A construction management contract is a legally binding agreement between the project owner (referred to as principal) and the commercial building contractors where the manager is charged with the responsibility of engaging with the sub-contractors and supervising the construction while providing the owner with a warranty as to the quality of the work.
Certain construction management contracts involve a third party—Client’s Representative. The CR is appointed by the owner to deal with matters like an extension of time claims and inspection of the site. In most cases, the CR is a qualified architect.
Who Should Engage The Sub-contractors?
There are two options for engaging sub-contractors in the project depending on the nature of the Construction management contract.
The first option is where the owner signs individual trade contracts with the sub-contractors. In this instance, the principal will handle all payments to the sub-contractor for the work done.
The second option is for the manager to enter into individual contracts with the various sub-contractors.
In this case, all payments to the sub-contractors will fall under the construction manager who will then add the amount to the payment claims he/she makes to the owner.
Types Of Construction Contracts
There are four major types of construction contracts. These specific types of contracts are determined by how the owner makes disbursements to the contractor.
Other particular details may include quality, duration, specifications, the scope of the work and penalty for delays.
These major contract types can also be customized to meet the specific needs of a particular project.
1. Lump Sum Contract
In a lump sum contract, the owner and the contractor agree on a total fixed price for the entire project.
The contractor agrees to complete the work for that fixed amount regardless of whether the construction exceeds or is lower than the agreed price.
The contractor is usually taking in more risk with this type of contract since problems will always arise leading to higher commercial construction cost per square foot.
2. Cost Plus Contract
Cost plus contracts require the owner to pay for all purchases, construction costs and other expenses throughout the construction. In this case, the owner takes the risk.
These type of contracts come in many variations including Cost Plus Fixed Percentage, Cost Plus Fixed Fee, cost plus with guaranteed maximum price and bonus contract and cost plus with guaranteed maximum price contract.
3. Unit Price Contracts
The contractor sets a specific price for a particular task. The owner is required to pay for the number of units provided at that unit price.

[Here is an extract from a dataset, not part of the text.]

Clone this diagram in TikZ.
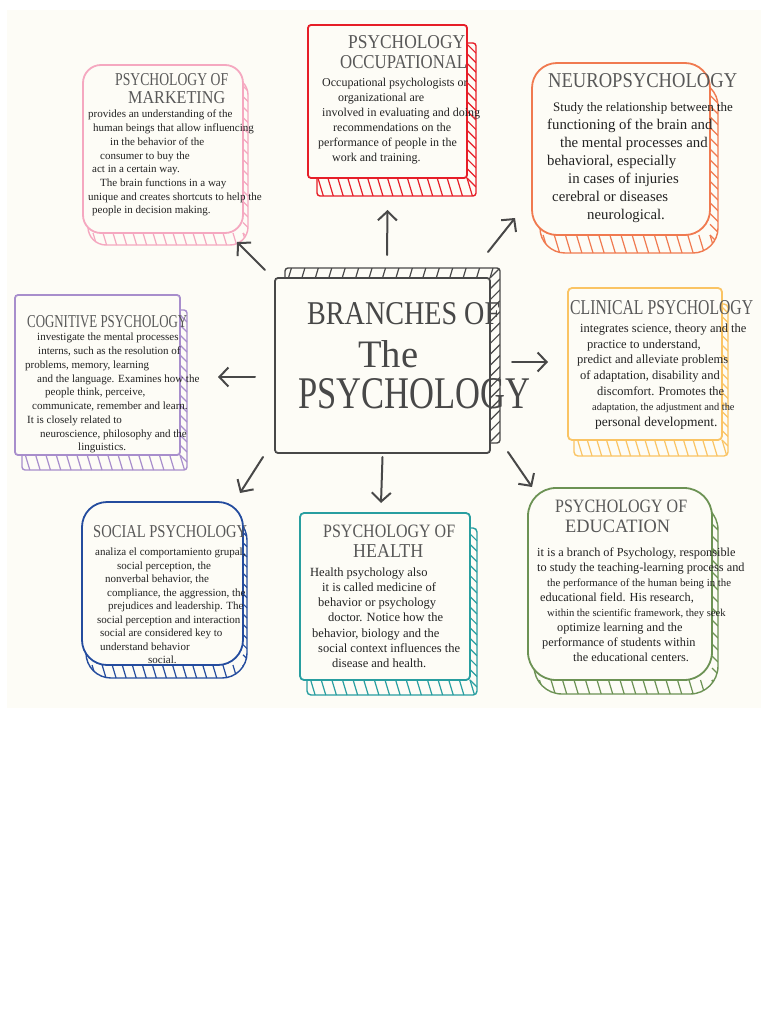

Both the owner and contractor assume some level of risk. The owner can ascertain that they are being charged reasonably and the contractor need not worry about inaccurate estimations.
4. Time and Material Contracts
The owner takes most of the risk by agreeing to pay for the time and materials spent on the construction.

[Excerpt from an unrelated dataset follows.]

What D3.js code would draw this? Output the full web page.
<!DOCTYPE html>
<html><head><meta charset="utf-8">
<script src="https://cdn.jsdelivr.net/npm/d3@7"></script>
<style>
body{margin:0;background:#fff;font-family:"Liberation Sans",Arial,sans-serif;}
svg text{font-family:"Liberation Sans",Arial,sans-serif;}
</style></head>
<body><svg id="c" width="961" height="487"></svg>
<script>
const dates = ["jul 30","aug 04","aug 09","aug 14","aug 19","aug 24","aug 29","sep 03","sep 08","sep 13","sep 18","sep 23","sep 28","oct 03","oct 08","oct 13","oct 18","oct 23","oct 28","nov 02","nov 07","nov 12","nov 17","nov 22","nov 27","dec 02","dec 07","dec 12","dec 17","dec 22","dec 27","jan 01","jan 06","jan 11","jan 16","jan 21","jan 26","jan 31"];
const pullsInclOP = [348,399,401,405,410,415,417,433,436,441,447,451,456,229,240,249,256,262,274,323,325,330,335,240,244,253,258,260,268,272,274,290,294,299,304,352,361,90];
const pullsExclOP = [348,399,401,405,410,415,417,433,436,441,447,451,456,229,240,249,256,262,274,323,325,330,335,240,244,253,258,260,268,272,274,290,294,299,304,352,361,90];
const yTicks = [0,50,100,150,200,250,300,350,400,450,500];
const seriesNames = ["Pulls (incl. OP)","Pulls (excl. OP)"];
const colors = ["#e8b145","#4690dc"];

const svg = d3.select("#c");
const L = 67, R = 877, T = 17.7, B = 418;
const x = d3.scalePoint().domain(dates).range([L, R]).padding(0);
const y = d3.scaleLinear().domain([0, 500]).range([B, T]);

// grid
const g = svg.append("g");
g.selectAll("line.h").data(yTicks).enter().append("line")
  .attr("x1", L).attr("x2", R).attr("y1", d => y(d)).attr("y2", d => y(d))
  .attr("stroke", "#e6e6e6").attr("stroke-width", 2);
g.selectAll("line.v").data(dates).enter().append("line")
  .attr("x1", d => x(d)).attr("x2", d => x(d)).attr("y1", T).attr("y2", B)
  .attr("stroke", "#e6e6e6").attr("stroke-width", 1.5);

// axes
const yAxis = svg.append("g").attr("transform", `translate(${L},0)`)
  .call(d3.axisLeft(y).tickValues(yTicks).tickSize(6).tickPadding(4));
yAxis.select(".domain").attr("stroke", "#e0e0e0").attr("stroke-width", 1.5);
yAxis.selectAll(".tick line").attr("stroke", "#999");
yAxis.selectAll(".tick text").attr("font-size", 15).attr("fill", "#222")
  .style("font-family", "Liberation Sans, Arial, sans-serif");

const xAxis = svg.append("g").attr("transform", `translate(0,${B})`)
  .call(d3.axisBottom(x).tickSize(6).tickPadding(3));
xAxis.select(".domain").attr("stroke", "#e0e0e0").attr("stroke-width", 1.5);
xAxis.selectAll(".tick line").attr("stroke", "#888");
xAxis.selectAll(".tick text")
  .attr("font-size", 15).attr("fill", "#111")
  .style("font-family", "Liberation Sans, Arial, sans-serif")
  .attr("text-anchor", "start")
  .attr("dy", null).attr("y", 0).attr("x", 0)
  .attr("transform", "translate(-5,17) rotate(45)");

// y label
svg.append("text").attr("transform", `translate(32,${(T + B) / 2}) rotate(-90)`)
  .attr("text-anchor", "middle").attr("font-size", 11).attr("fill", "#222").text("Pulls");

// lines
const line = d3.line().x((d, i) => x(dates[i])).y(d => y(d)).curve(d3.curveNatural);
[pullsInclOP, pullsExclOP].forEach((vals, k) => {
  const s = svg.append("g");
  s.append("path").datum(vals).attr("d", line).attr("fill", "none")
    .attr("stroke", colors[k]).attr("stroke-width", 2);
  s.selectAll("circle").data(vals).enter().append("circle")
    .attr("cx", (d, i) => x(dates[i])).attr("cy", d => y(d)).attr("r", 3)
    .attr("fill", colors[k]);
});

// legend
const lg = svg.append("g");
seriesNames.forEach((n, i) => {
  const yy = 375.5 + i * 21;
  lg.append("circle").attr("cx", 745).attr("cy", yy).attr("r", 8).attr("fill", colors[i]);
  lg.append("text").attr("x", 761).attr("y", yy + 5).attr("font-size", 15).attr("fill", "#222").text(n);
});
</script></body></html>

The parties agree on an hourly or daily rate and any other additional expenses. Sometimes a maximum price clause is included to protect the owner.

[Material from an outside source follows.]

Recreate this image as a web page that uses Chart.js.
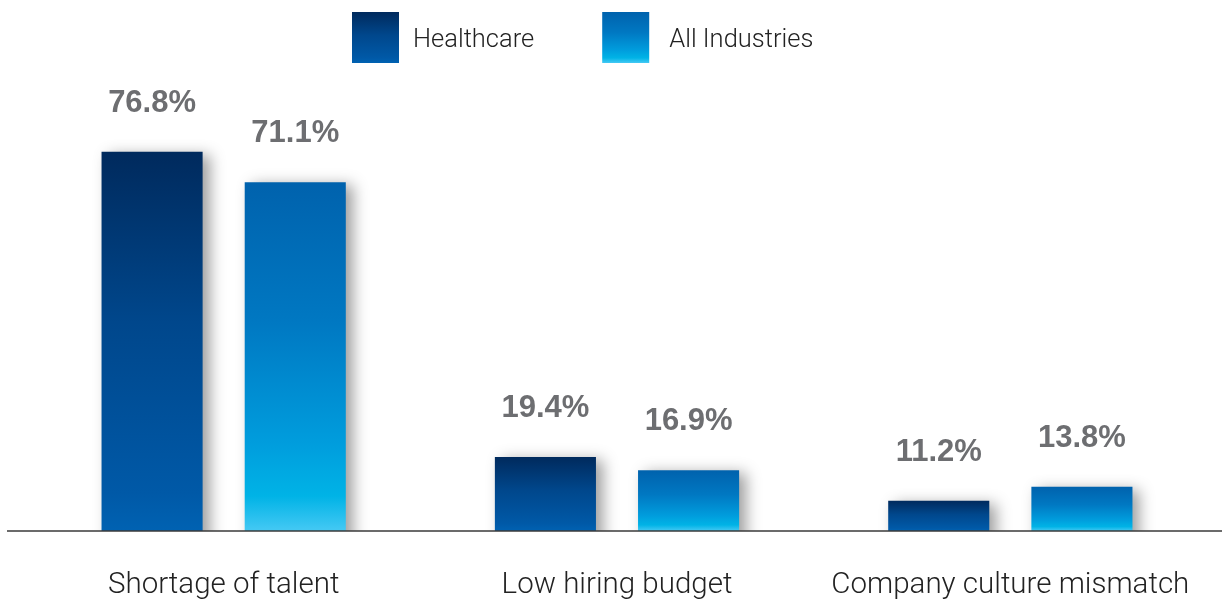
<!DOCTYPE html>
<html>
<head>
<meta charset="utf-8">
<script src="https://cdn.jsdelivr.net/npm/chart.js@4/dist/chart.umd.min.js"></script>
<style>
  html, body { margin: 0; padding: 0; background: #fff; }
  #wrap { width: 1224px; height: 600px; }
</style>
</head>
<body>
<div id="wrap"><canvas id="chartCanvas"></canvas></div>
<script>
const categories = ["Shortage of talent", "Low hiring budget", "Company culture mismatch"];
const seriesNames = ["Healthcare", "All Industries"];
const healthcare = [76.8, 19.4, 11.2];
const allIndustries = [71.1, 16.9, 13.8];

// gradient stops, top of bar -> bottom of bar
const healthcareStops = [[0, "#002a5d"], [0.45, "#00478c"], [0.9, "#0059a7"], [1, "#0062b2"]];
const allIndStops = [[0, "#0062ad"], [0.4, "#0078c2"], [0.75, "#009ddd"], [0.9, "#00b3e6"], [1, "#45c9f4"]];

function makeGradient(ctx, y0, y1, stops) {
  const g = ctx.createLinearGradient(0, y0, 0, y1);
  stops.forEach(s => g.addColorStop(s[0], s[1]));
  return g;
}

function barGradient(stops) {
  return function (context) {
    const chart = context.chart;
    const area = chart.chartArea;
    const yScale = chart.scales.y;
    if (!area || !yScale || context.raw == null) return stops[0][1];
    const top = yScale.getPixelForValue(context.raw);
    return makeGradient(chart.ctx, top, area.bottom, stops);
  };
}

const legendStops = [healthcareStops, allIndStops];

// drop shadow under the bars
const shadowPlugin = {
  id: "barShadow",
  beforeDatasetsDraw(chart) {
    const ctx = chart.ctx;
    ctx.save();
    ctx.shadowColor = "rgba(0, 0, 0, 0.38)";
    ctx.shadowBlur = 14;
    ctx.shadowOffsetX = 7;
    ctx.shadowOffsetY = 3;
  },
  afterDatasetsDraw(chart) {
    chart.ctx.restore();
  }
};

// baseline, value labels and the legend
const decorPlugin = {
  id: "decor",
  afterDatasetsDraw(chart) {
    const ctx = chart.ctx;
    const area = chart.chartArea;

    ctx.save();
    ctx.strokeStyle = "#3a3a3a";
    ctx.lineWidth = 1.6;
    ctx.beginPath();
    ctx.moveTo(7, area.bottom);
    ctx.lineTo(1222, area.bottom);
    ctx.stroke();

    ctx.fillStyle = "#6d6e71";
    ctx.font = "bold 31px 'Liberation Sans', Arial, sans-serif";
    ctx.textAlign = "center";
    ctx.textBaseline = "alphabetic";
    chart.data.datasets.forEach((ds, i) => {
      chart.getDatasetMeta(i).data.forEach((bar, j) => {
        ctx.fillText(ds.data[j].toFixed(1) + "%", bar.x, bar.y - 40);
      });
    });

    // legend
    ctx.font = "300 25.5px Roboto, 'Liberation Sans', sans-serif";
    ctx.textAlign = "left";
    ctx.textBaseline = "middle";
    let x = 352;
    const boxTop = 12, boxW = 47, boxH = 51;
    chart.data.datasets.forEach((ds, i) => {
      ctx.fillStyle = makeGradient(ctx, boxTop, boxTop + boxH, legendStops[i]);
      ctx.fillRect(x, boxTop, boxW, boxH);
      ctx.fillStyle = "#222222";
      ctx.fillText(ds.label, x + boxW + 14 + i * 6, boxTop + boxH / 2 + 3);
      x += boxW + 14 + ctx.measureText(ds.label).width + 68;
    });
    ctx.restore();
  }
};

new Chart(document.getElementById("chartCanvas").getContext("2d"), {
  type: "bar",
  data: {
    labels: categories,
    datasets: [{
      label: seriesNames[0],
      data: healthcare,
      backgroundColor: barGradient(healthcareStops),
      borderWidth: 0
    }, {
      label: seriesNames[1],
      data: allIndustries,
      backgroundColor: barGradient(allIndStops),
      borderWidth: 0
    }]
  },
  options: {
    responsive: true,
    maintainAspectRatio: false,
    animation: false,
    layout: { padding: { top: 88, left: 27, right: 17, bottom: 0 } },
    datasets: {
      bar: { barPercentage: 0.706, categoryPercentage: 0.728 }
    },
    plugins: {
      legend: { display: false },
      tooltip: { enabled: false }
    },
    scales: {
      x: {
        grid: { display: false },
        border: { display: false },
        afterFit(scale) { scale.height = 69; },
        ticks: {
          color: "#222222",
          padding: 29,
          maxRotation: 0,
          font: { family: "Roboto, 'Liberation Sans', sans-serif", size: 29.5, weight: "300" }
        }
      },
      y: {
        display: false,
        beginAtZero: false,
        min: 5.5,
        max: 88.8
      }
    }
  },
  plugins: [shadowPlugin, decorPlugin]
});
</script>
</body>
</html>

Things to consider before signing a construction management contract
The agreement should have specified time frames. Sometimes the project may go off schedule, and the owner needs to protect themselves against such an occurrence.
The contract should contain details of when the construction will commence, the schedule that the contractor will follow and when the project will end.
However, an extension may be granted in cases where delays are caused by:
- Poor weather
- Labor strike
- Delayed payments by the owner
- Inspection delays
- Changes made after both parties agree
- Any other issues that are beyond the control of the contractor
The contract should include all the relevant costs and charges. Parties should be wary of extra charges that may not have been part of the initial agreement.
For example, a quoted hourly rate may fail to include additional charges for things such as postage and photocopying.
7. Method of Payment
In most cases, the contractor will rely on the payments they receive from the owner to fund the project.
Therefore, the contract should stipulate when and how the contractor will receive their payment to facilitate a steady flow of cash so that they can complete the project on time.
A typical contract will require the owner to make an initial payment before construction commences.
The contractor will, thereafter, be expected to submit an application on a regular basis after indicating the amount of work done during the cycle.
8. Payment Penalties
The contract should indicate whether there are penalties for late payments. If there are any penalties, they must be reasonable or else the courts may fail to recognize them should disputes arise later on.
9. Inability to Agree
If you can’t seem to agree on specific terms but need to start the work immediately, ensure that any agreement you sign cannot be enforced as a permanent agreement.
You can sign an interim agreement which will only be in operation until both parties can agree on a permanent one.
10. Resolution of Disputes
No matter how good your relationship is or how careful you are, conflicts are bound to arise. Most contracts usually include an arbitration clause.
The clause means that any disputes that arise must be solved through arbitration rather than in a court of law. Consequently, signing such a contract means that you waive your right to go to court.
Though not always, most contracts will include a warranty clause that describes the type of defects the contractor is liable for, the owner’s maintenance obligation, the length of the warranty period and how the contractor should fix the flaws.
Some contracts will also contain limits or waivers on warranties.
12. Attorney Fees
Both parties should agree who should take care of the attorney fees in case they take a dispute to court. In some states, the winner may not recover attorney fees unless there was a specific provision in the contract that provided for this.
Construction contracts usually involve a great deal of money and risk. Before agreeing to sign on a contract, both parties should ensure that it is the right type and that it protects their interests. They should do their research before making the final decision since there is no going back.